Hubo un nuevo intercambio de frases en turco, pero al fin los policías y el gerente del hotel parecieron ceder y el grupo subió al autobús.
Partieron. La temperatura bajó rápidamente mientras ascendían las colinas cubiertas de nieve. Todos llevaban ropas de abrigo y mantas en las mochilas, y las necesitaron. El señor Fish se sentó junto a Sculley y le dijo:
—Ahora es cuando viene lo difícil. Yo puedo manejar a la policía porque tengo relaciones con ella, pero me preocupan los bandidos y los soldados. Aquí no tengo contactos.
—¿Qué quiere hacer?
—Creo que seré capaz de solucionar cualquier problema a base de hablar, siempre que nadie lleve un arma.
Sculley meditó el asunto.

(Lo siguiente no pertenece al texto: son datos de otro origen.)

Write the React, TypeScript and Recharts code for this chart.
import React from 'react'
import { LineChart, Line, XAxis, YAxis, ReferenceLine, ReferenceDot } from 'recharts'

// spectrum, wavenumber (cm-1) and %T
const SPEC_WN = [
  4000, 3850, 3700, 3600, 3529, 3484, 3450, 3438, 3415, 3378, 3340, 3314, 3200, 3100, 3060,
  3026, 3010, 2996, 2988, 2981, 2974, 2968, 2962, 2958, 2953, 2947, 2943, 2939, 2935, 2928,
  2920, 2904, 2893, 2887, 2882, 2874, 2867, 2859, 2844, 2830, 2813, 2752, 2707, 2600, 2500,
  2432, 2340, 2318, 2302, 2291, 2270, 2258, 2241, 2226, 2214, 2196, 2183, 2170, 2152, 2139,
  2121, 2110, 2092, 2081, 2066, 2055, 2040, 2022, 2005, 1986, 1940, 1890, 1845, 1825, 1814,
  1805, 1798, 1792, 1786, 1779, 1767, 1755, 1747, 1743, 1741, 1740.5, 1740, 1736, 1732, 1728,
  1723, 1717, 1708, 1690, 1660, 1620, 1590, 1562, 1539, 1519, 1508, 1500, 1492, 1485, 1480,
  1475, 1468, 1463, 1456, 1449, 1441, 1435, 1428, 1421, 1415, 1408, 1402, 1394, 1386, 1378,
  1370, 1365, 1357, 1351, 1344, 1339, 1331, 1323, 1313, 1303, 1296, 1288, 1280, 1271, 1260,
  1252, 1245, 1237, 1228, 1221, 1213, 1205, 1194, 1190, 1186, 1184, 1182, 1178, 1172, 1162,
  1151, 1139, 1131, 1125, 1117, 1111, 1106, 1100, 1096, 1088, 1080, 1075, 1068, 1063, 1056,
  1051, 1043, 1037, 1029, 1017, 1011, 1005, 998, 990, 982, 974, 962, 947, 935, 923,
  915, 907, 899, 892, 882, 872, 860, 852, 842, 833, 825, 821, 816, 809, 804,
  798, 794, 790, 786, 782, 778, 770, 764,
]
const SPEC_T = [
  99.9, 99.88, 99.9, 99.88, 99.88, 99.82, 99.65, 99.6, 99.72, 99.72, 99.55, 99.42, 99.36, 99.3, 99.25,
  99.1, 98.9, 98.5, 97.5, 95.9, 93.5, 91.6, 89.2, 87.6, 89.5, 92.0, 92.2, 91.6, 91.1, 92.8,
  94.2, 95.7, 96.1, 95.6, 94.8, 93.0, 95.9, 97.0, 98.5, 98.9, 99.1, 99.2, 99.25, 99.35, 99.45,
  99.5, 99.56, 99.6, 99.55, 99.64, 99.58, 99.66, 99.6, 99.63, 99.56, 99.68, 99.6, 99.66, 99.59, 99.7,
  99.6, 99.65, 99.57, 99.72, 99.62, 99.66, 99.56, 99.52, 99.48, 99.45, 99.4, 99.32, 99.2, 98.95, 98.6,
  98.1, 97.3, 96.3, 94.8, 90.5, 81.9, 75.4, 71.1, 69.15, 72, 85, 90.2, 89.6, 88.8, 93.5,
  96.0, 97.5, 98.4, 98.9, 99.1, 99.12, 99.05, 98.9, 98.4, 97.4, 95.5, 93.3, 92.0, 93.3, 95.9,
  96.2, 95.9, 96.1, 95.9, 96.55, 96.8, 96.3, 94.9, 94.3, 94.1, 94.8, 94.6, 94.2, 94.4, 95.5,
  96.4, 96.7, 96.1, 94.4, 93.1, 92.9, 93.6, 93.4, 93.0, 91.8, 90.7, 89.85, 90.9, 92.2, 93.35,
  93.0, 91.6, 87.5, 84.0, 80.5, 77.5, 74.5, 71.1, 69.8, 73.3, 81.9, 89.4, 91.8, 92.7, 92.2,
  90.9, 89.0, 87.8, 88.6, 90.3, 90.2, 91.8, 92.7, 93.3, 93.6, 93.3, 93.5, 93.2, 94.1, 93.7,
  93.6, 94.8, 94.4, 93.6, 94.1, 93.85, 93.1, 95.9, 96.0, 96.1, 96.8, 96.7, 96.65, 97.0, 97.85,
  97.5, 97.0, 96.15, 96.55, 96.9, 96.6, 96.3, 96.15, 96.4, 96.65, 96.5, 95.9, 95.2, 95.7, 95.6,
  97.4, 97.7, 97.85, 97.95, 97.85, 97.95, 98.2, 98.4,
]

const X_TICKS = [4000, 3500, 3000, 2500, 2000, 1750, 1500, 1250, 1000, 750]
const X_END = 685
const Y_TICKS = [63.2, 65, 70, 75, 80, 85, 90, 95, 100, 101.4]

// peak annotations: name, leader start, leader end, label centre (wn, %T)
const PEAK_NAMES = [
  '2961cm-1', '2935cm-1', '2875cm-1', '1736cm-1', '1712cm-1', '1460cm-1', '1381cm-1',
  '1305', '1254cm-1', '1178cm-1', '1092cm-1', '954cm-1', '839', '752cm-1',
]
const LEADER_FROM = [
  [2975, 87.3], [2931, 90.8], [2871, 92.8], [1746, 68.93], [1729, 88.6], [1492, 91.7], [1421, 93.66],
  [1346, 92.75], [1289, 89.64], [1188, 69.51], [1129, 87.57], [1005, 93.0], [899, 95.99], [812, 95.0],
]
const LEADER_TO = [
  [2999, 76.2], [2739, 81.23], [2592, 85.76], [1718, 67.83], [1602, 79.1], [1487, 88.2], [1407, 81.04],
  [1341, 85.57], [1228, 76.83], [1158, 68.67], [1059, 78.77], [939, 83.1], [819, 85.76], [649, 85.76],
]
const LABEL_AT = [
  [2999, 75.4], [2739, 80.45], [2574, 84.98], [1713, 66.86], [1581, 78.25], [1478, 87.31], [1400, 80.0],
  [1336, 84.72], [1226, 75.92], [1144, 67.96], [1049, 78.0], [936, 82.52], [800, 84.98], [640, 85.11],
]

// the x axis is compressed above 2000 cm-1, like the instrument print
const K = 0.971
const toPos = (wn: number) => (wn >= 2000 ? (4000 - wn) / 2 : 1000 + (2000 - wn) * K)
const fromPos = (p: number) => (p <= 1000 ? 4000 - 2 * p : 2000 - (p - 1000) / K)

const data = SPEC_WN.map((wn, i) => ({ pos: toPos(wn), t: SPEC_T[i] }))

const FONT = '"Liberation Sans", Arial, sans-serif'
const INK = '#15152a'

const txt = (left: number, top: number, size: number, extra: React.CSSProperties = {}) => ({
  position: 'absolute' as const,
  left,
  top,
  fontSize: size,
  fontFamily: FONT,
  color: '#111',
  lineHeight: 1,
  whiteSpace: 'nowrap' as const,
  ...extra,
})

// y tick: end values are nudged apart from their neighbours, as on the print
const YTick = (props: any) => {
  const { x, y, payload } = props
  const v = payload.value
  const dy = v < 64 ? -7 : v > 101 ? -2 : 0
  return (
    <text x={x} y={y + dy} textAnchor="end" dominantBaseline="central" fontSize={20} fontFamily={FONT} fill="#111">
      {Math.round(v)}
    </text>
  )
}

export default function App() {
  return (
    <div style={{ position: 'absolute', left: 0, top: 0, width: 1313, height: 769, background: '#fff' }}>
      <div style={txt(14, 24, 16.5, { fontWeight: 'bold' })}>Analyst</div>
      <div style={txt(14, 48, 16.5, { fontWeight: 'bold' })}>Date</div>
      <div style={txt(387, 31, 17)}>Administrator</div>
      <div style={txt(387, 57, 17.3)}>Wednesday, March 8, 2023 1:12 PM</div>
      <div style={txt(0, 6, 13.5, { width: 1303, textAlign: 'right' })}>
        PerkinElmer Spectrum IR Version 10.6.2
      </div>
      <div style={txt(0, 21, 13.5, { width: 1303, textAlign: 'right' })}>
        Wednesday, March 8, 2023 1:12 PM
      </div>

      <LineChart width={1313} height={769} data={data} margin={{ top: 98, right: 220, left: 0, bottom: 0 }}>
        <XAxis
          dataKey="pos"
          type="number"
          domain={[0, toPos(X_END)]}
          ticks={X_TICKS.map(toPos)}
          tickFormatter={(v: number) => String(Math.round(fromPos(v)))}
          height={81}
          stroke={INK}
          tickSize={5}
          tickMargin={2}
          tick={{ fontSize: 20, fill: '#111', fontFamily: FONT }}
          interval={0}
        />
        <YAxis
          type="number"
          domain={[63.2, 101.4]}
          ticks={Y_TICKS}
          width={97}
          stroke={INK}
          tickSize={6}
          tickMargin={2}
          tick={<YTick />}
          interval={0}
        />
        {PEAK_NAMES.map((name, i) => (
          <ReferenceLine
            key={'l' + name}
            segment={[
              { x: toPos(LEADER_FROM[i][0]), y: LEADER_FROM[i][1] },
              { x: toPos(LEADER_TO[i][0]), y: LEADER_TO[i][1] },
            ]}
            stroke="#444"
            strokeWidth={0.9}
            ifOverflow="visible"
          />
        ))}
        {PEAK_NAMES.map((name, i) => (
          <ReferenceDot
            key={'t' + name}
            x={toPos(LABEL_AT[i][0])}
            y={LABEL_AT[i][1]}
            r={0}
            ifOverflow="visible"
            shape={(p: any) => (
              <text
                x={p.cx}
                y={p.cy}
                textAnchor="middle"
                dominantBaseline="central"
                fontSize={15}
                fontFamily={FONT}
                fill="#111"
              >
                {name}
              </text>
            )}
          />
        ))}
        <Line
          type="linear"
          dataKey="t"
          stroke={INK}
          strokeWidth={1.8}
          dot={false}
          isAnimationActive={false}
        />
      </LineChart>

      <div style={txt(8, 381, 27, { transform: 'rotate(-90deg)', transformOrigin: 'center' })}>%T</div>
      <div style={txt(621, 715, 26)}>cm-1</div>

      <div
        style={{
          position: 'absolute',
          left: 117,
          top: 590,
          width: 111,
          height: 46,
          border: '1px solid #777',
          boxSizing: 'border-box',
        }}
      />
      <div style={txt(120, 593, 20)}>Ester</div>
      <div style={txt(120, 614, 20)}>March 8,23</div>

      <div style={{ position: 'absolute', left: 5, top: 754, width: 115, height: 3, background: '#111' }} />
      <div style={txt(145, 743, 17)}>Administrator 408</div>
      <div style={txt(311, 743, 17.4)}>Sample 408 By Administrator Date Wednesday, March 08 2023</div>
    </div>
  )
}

Sólo Davis iba armado, y Simons siempre decía que las armas pueden meterle a uno en más problemas de los que ayudan a resolver; las Walther PPK no deberían haber salido nunca de Dallas.
—De acuerdo —dijo Sculley.
Ron Davis lanzó su revólver del 38 a la nieve por la ventana.

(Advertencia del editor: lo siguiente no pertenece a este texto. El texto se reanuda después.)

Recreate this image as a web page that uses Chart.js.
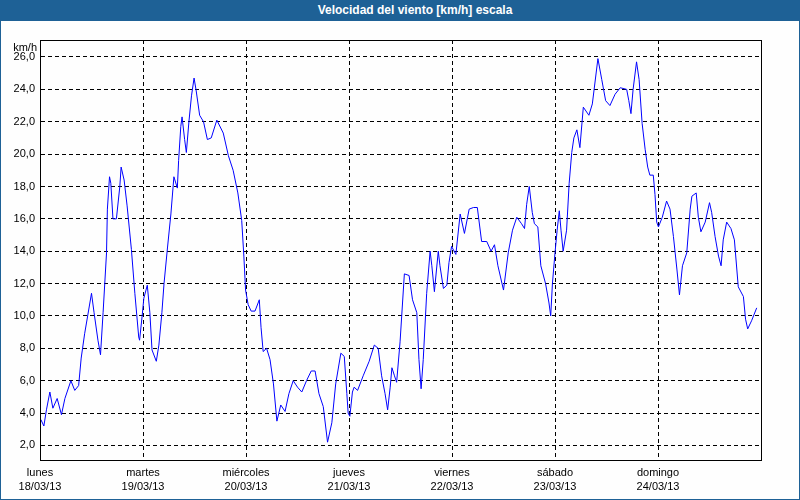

Un poco después, los faros del autobús iluminaron a un soldado de uniforme que estaba plantado en mitad del camino, haciendo señas con la mano. El chófer del autobús siguió adelante sin inmutarse, como si intentara arrollar al soldado, pero el señor Fish dio un grito y el conductor frenó.
Al mirar por la ventanilla, Sculley vio un pelotón de soldados armados con potentes fusiles en la ladera de la montaña y pensó que, de no haberse detenido, los habrían acribillado.
Un sargento y un cabo subieron al autobús y comprobaron todos los pasaportes. El señor Fish les ofreció cigarrillos y los soldados se quedaron hablando con él mientras los consumían; después hicieron un gesto con la mano y bajaron del vehículo.
Algunos kilómetros más adelante, el autobús fue detenido de nuevo y tuvieron que soportar una escena similar.
La tercera vez, los hombres que subieron al autobús no llevaban uniforme. El señor Fish se puso muy nervioso.
—Actúen con naturalidad —susurró a los norteamericanos—. Lean algo, hagan cualquier cosa, pero no miren a esos individuos.
Estuvo media hora hablando con los turcos y, cuando al fin éstos permitieron que el vehículo continuara su camino, dos de los individuos permanecieron en él.
—Protección —dijo el señor Fish enigmáticamente, al tiempo que se encogía de hombros.
Sculley estaba teóricamente al mando, pero podía hacer poca cosa, salvo seguir las instrucciones del señor Fish. No conocía el terreno ni hablaba el idioma del país. La mayor parte del tiempo no tenía idea de lo que sucedía. Resultaba difícil mantener el control bajo tales circunstancias. Lo mejor que podía hacer, reflexionó, era mantener al señor Fish encaminado en la dirección correcta y pincharle un poco cuando empezara a amilanarse.
A las cuatro de la madrugada llegaron a Yuksekova, la población más cercana al puesto fronterizo. Según el primo del señor Fish que vivía en Van, allí encontrarían a Ralph Boulware.
Sculley y el señor Fish entraron en el hotel. Estaba más oscuro que un establo y olía peor que el retrete de hombres de un estadio de fútbol. Dieron voces durante un rato y apareció un muchacho con una vela. El señor Fish habló con él en turco y luego dijo:
—Boulware no está aquí. Salió hace unas horas y no saben adónde ha ido.